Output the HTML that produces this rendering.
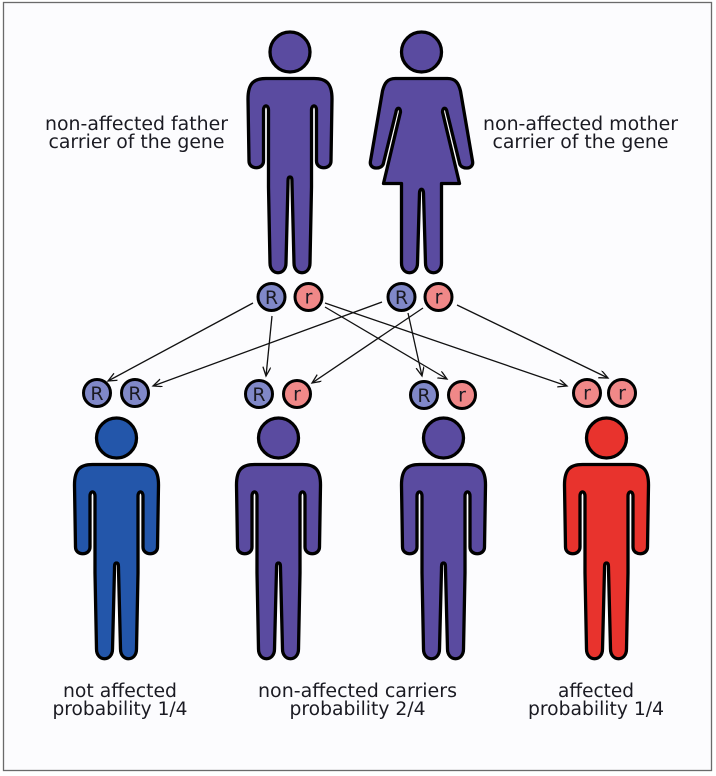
<!DOCTYPE html>
<html>
<head>
<meta charset="utf-8">
<style>
  html, body { margin: 0; padding: 0; background: #ffffff; }
  svg { display: block; }
  text { font-family: "DejaVu Sans", "Liberation Sans", sans-serif; fill: #1a1a22; }
</style>
</head>
<body>
<svg width="716" height="776" viewBox="0 0 716 776" xmlns="http://www.w3.org/2000/svg">
  <defs>
    <marker id="ah" markerUnits="userSpaceOnUse" markerWidth="12" markerHeight="10" refX="9" refY="4" orient="auto">
      <path d="M0,0 L9,4 L0,8" fill="none" stroke="#111" stroke-width="1.3"/>
    </marker>
    <path id="male" d="M 0,100 C -2,100 -2,102 -2,106 L -4,186 C -4,199 -20,199 -20,186 L -21.5,110 L -21.5,33 C -21.5,27.5 -26.5,27.5 -26.5,33 L -26.5,84 C -26.5,93 -41,93 -41,84 L -42,22 C -42,6 -36,1.5 -24,1.5 L 24,1.5 C 36,1.5 42,6 42,22 L 41,84 C 41,93 26.5,93 26.5,84 L 26.5,33 C 26.5,27.5 21.5,27.5 21.5,33 L 21.5,110 L 20,186 C 20,199 4,199 4,186 L 2,106 C 2,102 2,100 0,100 Z"/>
    <path id="female" d="M -26,1.5 L 26,1.5 C 34,1.5 37,6 39,14 L 51,84 C 53,93 39,93 38,86 L 25.5,35 C 25,30 21,30 21,35 L 38,106.5 L 20,106.5 L 20,186 C 20,199 4,199 4,186 L 2,116 C 2,111 -2,111 -2,116 L -4,186 C -4,199 -20,199 -20,186 L -20,106.5 L -38,106.5 L -21,35 C -21,30 -25,30 -25.5,35 L -38,86 C -39,93 -53,93 -51,84 L -39,14 C -37,6 -34,1.5 -26,1.5 Z"/>
  </defs>

  <!-- background & frame -->
  <rect x="0" y="0" width="716" height="776" fill="#ffffff"/>
  <rect x="3.5" y="2.5" width="708" height="768" fill="#fcfcfe" stroke="#6a6a6a" stroke-width="1.3"/>

  <!-- parents -->
  <g stroke="#000" stroke-width="3.3" stroke-linejoin="round" fill="#5a4ba0">
    <circle cx="290" cy="52" r="20"/>
    <use href="#male" transform="translate(290,77)"/>
    <circle cx="421.5" cy="52" r="20"/>
    <use href="#female" transform="translate(421.5,77)"/>
  </g>

  <!-- children -->
  <g stroke="#000" stroke-width="3.3" stroke-linejoin="round">
    <g fill="#2356aa">
      <circle cx="116.5" cy="438" r="20"/>
      <use href="#male" transform="translate(116.5,463)"/>
    </g>
    <g fill="#5a4ba0">
      <circle cx="278.5" cy="438" r="20"/>
      <use href="#male" transform="translate(278.5,463)"/>
      <circle cx="443.5" cy="438" r="20"/>
      <use href="#male" transform="translate(443.5,463)"/>
    </g>
    <g fill="#e8332d">
      <circle cx="606.5" cy="438" r="20"/>
      <use href="#male" transform="translate(606.5,463)"/>
    </g>
  </g>

  <!-- arrows -->
  <g stroke="#111" stroke-width="1.3" fill="none" marker-end="url(#ah)">
    <line x1="253" y1="303" x2="108" y2="381"/>
    <line x1="272" y1="316" x2="266" y2="376"/>
    <line x1="325" y1="307" x2="447" y2="379"/>
    <line x1="325" y1="303" x2="567" y2="386"/>
    <line x1="382" y1="302" x2="153" y2="386"/>
    <line x1="408" y1="313" x2="422" y2="376"/>
    <line x1="423" y1="308" x2="312" y2="383"/>
    <line x1="457" y1="305" x2="608" y2="378"/>
  </g>

  <!-- alleles -->
  <g stroke="#000" stroke-width="3">
    <circle cx="271.5" cy="297" r="13.5" fill="#8088c8"/>
    <circle cx="308.5" cy="297" r="13.5" fill="#f08888"/>
    <circle cx="401.5" cy="297" r="13.5" fill="#8088c8"/>
    <circle cx="438.5" cy="297" r="13.5" fill="#f08888"/>

    <circle cx="97" cy="393" r="13.5" fill="#8088c8"/>
    <circle cx="135" cy="393" r="13.5" fill="#8088c8"/>
    <circle cx="259" cy="394" r="13.5" fill="#8088c8"/>
    <circle cx="297" cy="394" r="13.5" fill="#f08888"/>
    <circle cx="424" cy="395" r="13.5" fill="#8088c8"/>
    <circle cx="462" cy="395" r="13.5" fill="#f08888"/>
    <circle cx="587" cy="393" r="13.5" fill="#f08888"/>
    <circle cx="622" cy="393" r="13.5" fill="#f08888"/>
  </g>
  <g font-size="19" text-anchor="middle">
    <text x="271.5" y="304">R</text>
    <text x="308.5" y="303.5">r</text>
    <text x="401.5" y="304">R</text>
    <text x="438.5" y="303.5">r</text>
    <text x="97" y="400">R</text>
    <text x="135" y="400">R</text>
    <text x="259" y="401">R</text>
    <text x="297" y="400.5">r</text>
    <text x="424" y="402">R</text>
    <text x="462" y="401.5">r</text>
    <text x="587" y="399.5">r</text>
    <text x="622" y="399.5">r</text>
  </g>

  <!-- labels -->
  <g font-size="18.5" text-anchor="middle">
    <text x="136.5" y="130" textLength="183" lengthAdjust="spacingAndGlyphs">non-affected father</text>
    <text x="136.5" y="148" textLength="176" lengthAdjust="spacingAndGlyphs">carrier of the gene</text>
    <text x="580.5" y="130" textLength="195" lengthAdjust="spacingAndGlyphs">non-affected mother</text>
    <text x="580.5" y="148" textLength="176" lengthAdjust="spacingAndGlyphs">carrier of the gene</text>

    <text x="120" y="697" textLength="114" lengthAdjust="spacingAndGlyphs">not affected</text>
    <text x="120" y="715" textLength="135" lengthAdjust="spacingAndGlyphs">probability 1/4</text>
    <text x="357.5" y="697" textLength="199" lengthAdjust="spacingAndGlyphs">non-affected carriers</text>
    <text x="357.5" y="715" textLength="136" lengthAdjust="spacingAndGlyphs">probability 2/4</text>
    <text x="596" y="697" textLength="76" lengthAdjust="spacingAndGlyphs">affected</text>
    <text x="596" y="715" textLength="136" lengthAdjust="spacingAndGlyphs">probability 1/4</text>
  </g>
</svg>
</body>
</html>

■ ■ ■ ■ ■ ■ ■

• [Exercise details]
Your copy of the data should match it exactly, except that pictures are left out.

• [Complete answer]
Output the HTML that produces this rendering.
<!DOCTYPE html>
<html>
<head>
<meta charset="utf-8">
<style>
  html, body { margin: 0; padding: 0; background: #ffffff; }
  svg { display: block; }
  text { font-family: "DejaVu Sans", "Liberation Sans", sans-serif; fill: #1a1a22; }
</style>
</head>
<body>
<svg width="716" height="776" viewBox="0 0 716 776" xmlns="http://www.w3.org/2000/svg">
  <defs>
    <marker id="ah" markerUnits="userSpaceOnUse" markerWidth="12" markerHeight="10" refX="9" refY="4" orient="auto">
      <path d="M0,0 L9,4 L0,8" fill="none" stroke="#111" stroke-width="1.3"/>
    </marker>
    <path id="male" d="M 0,100 C -2,100 -2,102 -2,106 L -4,186 C -4,199 -20,199 -20,186 L -21.5,110 L -21.5,33 C -21.5,27.5 -26.5,27.5 -26.5,33 L -26.5,84 C -26.5,93 -41,93 -41,84 L -42,22 C -42,6 -36,1.5 -24,1.5 L 24,1.5 C 36,1.5 42,6 42,22 L 41,84 C 41,93 26.5,93 26.5,84 L 26.5,33 C 26.5,27.5 21.5,27.5 21.5,33 L 21.5,110 L 20,186 C 20,199 4,199 4,186 L 2,106 C 2,102 2,100 0,100 Z"/>
    <path id="female" d="M -26,1.5 L 26,1.5 C 34,1.5 37,6 39,14 L 51,84 C 53,93 39,93 38,86 L 25.5,35 C 25,30 21,30 21,35 L 38,106.5 L 20,106.5 L 20,186 C 20,199 4,199 4,186 L 2,116 C 2,111 -2,111 -2,116 L -4,186 C -4,199 -20,199 -20,186 L -20,106.5 L -38,106.5 L -21,35 C -21,30 -25,30 -25.5,35 L -38,86 C -39,93 -53,93 -51,84 L -39,14 C -37,6 -34,1.5 -26,1.5 Z"/>
  </defs>

  <!-- background & frame -->
  <rect x="0" y="0" width="716" height="776" fill="#ffffff"/>
  <rect x="3.5" y="2.5" width="708" height="768" fill="#fcfcfe" stroke="#6a6a6a" stroke-width="1.3"/>

  <!-- parents -->
  <g stroke="#000" stroke-width="3.3" stroke-linejoin="round" fill="#5a4ba0">
    <circle cx="290" cy="52" r="20"/>
    <use href="#male" transform="translate(290,77)"/>
    <circle cx="421.5" cy="52" r="20"/>
    <use href="#female" transform="translate(421.5,77)"/>
  </g>

  <!-- children -->
  <g stroke="#000" stroke-width="3.3" stroke-linejoin="round">
    <g fill="#2356aa">
      <circle cx="116.5" cy="438" r="20"/>
      <use href="#male" transform="translate(116.5,463)"/>
    </g>
    <g fill="#5a4ba0">
      <circle cx="278.5" cy="438" r="20"/>
      <use href="#male" transform="translate(278.5,463)"/>
      <circle cx="443.5" cy="438" r="20"/>
      <use href="#male" transform="translate(443.5,463)"/>
    </g>
    <g fill="#e8332d">
      <circle cx="606.5" cy="438" r="20"/>
      <use href="#male" transform="translate(606.5,463)"/>
    </g>
  </g>

  <!-- arrows -->
  <g stroke="#111" stroke-width="1.3" fill="none" marker-end="url(#ah)">
    <line x1="253" y1="303" x2="108" y2="381"/>
    <line x1="272" y1="316" x2="266" y2="376"/>
    <line x1="325" y1="307" x2="447" y2="379"/>
    <line x1="325" y1="303" x2="567" y2="386"/>
    <line x1="382" y1="302" x2="153" y2="386"/>
    <line x1="408" y1="313" x2="422" y2="376"/>
    <line x1="423" y1="308" x2="312" y2="383"/>
    <line x1="457" y1="305" x2="608" y2="378"/>
  </g>

  <!-- alleles -->
  <g stroke="#000" stroke-width="3">
    <circle cx="271.5" cy="297" r="13.5" fill="#8088c8"/>
    <circle cx="308.5" cy="297" r="13.5" fill="#f08888"/>
    <circle cx="401.5" cy="297" r="13.5" fill="#8088c8"/>
    <circle cx="438.5" cy="297" r="13.5" fill="#f08888"/>

    <circle cx="97" cy="393" r="13.5" fill="#8088c8"/>
    <circle cx="135" cy="393" r="13.5" fill="#8088c8"/>
    <circle cx="259" cy="394" r="13.5" fill="#8088c8"/>
    <circle cx="297" cy="394" r="13.5" fill="#f08888"/>
    <circle cx="424" cy="395" r="13.5" fill="#8088c8"/>
    <circle cx="462" cy="395" r="13.5" fill="#f08888"/>
    <circle cx="587" cy="393" r="13.5" fill="#f08888"/>
    <circle cx="622" cy="393" r="13.5" fill="#f08888"/>
  </g>
  <g font-size="19" text-anchor="middle">
    <text x="271.5" y="304">R</text>
    <text x="308.5" y="303.5">r</text>
    <text x="401.5" y="304">R</text>
    <text x="438.5" y="303.5">r</text>
    <text x="97" y="400">R</text>
    <text x="135" y="400">R</text>
    <text x="259" y="401">R</text>
    <text x="297" y="400.5">r</text>
    <text x="424" y="402">R</text>
    <text x="462" y="401.5">r</text>
    <text x="587" y="399.5">r</text>
    <text x="622" y="399.5">r</text>
  </g>

  <!-- labels -->
  <g font-size="18.5" text-anchor="middle">
    <text x="136.5" y="130" textLength="183" lengthAdjust="spacingAndGlyphs">non-affected father</text>
    <text x="136.5" y="148" textLength="176" lengthAdjust="spacingAndGlyphs">carrier of the gene</text>
    <text x="580.5" y="130" textLength="195" lengthAdjust="spacingAndGlyphs">non-affected mother</text>
    <text x="580.5" y="148" textLength="176" lengthAdjust="spacingAndGlyphs">carrier of the gene</text>

    <text x="120" y="697" textLength="114" lengthAdjust="spacingAndGlyphs">not affected</text>
    <text x="120" y="715" textLength="135" lengthAdjust="spacingAndGlyphs">probability 1/4</text>
    <text x="357.5" y="697" textLength="199" lengthAdjust="spacingAndGlyphs">non-affected carriers</text>
    <text x="357.5" y="715" textLength="136" lengthAdjust="spacingAndGlyphs">probability 2/4</text>
    <text x="596" y="697" textLength="76" lengthAdjust="spacingAndGlyphs">affected</text>
    <text x="596" y="715" textLength="136" lengthAdjust="spacingAndGlyphs">probability 1/4</text>
  </g>
</svg>
</body>
</html>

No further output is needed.